What you need to do: Go through the entries below and collect each line with the string "matplotlib" in it.

— Start Records provided —

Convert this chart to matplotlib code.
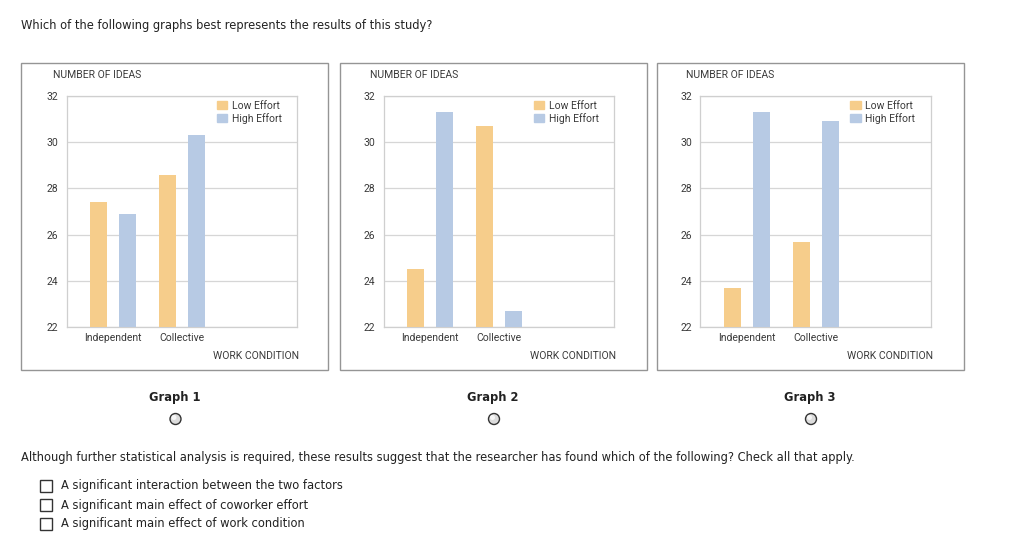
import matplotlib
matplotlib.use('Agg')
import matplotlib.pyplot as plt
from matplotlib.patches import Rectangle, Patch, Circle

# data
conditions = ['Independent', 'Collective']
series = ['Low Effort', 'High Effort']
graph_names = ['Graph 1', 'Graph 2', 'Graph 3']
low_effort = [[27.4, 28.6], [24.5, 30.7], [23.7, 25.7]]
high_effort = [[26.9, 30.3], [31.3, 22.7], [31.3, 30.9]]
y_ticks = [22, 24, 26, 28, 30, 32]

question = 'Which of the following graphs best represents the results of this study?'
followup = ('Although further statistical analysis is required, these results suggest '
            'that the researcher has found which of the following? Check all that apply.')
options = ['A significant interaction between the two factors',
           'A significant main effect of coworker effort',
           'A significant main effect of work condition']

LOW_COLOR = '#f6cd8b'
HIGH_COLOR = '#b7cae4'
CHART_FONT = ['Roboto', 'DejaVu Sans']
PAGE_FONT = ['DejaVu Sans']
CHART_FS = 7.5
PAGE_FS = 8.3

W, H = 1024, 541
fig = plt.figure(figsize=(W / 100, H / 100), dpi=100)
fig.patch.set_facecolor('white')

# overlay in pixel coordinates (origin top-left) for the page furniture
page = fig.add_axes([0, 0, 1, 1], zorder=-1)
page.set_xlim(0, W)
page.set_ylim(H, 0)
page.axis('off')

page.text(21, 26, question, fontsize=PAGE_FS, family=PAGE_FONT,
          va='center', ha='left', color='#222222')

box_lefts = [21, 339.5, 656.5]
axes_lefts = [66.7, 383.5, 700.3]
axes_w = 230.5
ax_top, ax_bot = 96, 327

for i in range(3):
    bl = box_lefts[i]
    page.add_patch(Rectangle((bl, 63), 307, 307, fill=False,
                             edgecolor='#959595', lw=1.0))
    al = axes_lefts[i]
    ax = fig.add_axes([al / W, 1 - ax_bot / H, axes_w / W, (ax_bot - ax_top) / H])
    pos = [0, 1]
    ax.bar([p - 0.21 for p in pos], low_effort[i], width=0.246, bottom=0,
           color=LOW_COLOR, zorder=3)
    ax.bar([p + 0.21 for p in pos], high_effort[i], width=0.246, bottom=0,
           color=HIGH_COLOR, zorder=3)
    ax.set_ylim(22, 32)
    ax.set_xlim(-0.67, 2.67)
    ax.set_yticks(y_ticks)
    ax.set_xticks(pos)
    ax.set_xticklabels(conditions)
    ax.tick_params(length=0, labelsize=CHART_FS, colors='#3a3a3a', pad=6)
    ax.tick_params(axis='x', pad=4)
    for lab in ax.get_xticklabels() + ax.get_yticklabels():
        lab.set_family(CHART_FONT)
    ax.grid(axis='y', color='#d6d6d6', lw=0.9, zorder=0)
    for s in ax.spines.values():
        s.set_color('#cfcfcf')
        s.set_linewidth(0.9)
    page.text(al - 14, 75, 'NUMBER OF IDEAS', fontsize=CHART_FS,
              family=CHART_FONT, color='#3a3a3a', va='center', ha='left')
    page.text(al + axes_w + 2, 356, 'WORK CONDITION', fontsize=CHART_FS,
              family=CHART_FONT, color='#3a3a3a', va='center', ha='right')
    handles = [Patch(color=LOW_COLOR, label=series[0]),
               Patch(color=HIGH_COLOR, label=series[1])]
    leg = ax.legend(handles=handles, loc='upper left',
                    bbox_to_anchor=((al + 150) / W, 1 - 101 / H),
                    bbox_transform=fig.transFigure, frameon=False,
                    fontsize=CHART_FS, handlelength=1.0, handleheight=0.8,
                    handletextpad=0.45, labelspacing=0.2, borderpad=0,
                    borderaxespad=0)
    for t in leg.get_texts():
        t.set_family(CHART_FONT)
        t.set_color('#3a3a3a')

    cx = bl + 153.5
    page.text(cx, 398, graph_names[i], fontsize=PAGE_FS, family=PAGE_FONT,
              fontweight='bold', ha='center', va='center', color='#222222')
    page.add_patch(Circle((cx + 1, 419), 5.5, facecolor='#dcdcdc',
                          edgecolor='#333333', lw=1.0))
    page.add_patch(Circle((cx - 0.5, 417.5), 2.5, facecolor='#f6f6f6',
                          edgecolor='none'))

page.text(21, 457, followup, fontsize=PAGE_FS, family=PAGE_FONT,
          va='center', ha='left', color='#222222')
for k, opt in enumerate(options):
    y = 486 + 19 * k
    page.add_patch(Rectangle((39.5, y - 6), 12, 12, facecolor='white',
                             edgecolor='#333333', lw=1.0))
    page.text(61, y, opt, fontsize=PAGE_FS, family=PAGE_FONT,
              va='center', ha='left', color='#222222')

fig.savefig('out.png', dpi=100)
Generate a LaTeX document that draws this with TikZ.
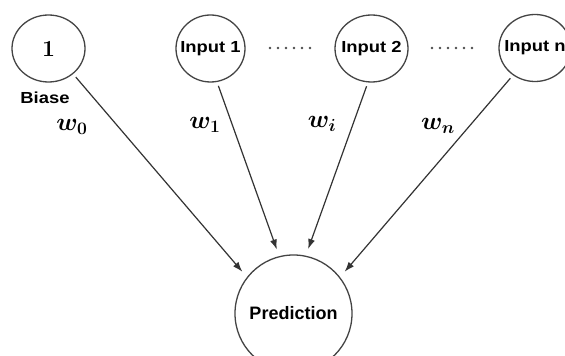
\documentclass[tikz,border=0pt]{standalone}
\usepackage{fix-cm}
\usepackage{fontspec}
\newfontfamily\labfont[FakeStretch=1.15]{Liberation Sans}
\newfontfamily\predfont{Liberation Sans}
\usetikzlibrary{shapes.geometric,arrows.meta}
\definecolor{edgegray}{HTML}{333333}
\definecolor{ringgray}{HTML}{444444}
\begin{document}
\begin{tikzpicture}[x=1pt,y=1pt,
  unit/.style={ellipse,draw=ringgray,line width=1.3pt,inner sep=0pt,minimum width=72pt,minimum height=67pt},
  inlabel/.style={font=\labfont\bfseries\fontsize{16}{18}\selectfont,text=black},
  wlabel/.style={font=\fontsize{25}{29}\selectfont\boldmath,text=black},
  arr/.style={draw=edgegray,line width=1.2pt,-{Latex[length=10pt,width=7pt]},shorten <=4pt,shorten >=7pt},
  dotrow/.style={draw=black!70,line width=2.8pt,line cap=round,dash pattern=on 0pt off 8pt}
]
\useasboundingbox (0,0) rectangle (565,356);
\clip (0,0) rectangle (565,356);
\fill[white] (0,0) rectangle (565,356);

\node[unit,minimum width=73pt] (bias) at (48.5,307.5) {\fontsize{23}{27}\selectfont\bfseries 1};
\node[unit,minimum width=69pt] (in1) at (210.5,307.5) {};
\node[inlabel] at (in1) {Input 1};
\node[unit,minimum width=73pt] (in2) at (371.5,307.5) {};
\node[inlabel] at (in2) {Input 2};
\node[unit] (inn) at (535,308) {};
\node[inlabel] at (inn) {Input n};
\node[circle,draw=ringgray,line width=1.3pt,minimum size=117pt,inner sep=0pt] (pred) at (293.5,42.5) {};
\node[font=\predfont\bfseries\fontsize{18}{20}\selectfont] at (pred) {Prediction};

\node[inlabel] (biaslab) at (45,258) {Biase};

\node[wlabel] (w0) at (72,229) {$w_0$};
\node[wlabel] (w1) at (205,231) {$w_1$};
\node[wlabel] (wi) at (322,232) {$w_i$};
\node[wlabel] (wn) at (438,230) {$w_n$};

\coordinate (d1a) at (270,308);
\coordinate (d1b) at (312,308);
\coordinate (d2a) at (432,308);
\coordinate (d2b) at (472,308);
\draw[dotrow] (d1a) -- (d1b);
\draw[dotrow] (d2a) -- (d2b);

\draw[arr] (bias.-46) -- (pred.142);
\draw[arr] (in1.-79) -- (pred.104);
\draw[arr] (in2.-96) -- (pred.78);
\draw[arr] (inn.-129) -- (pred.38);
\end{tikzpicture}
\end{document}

— End Records provided —

Completed task:
Convert this chart to matplotlib code.
import matplotlib
matplotlib.use('Agg')
import matplotlib.pyplot as plt
from matplotlib.patches import Rectangle, Patch, Circle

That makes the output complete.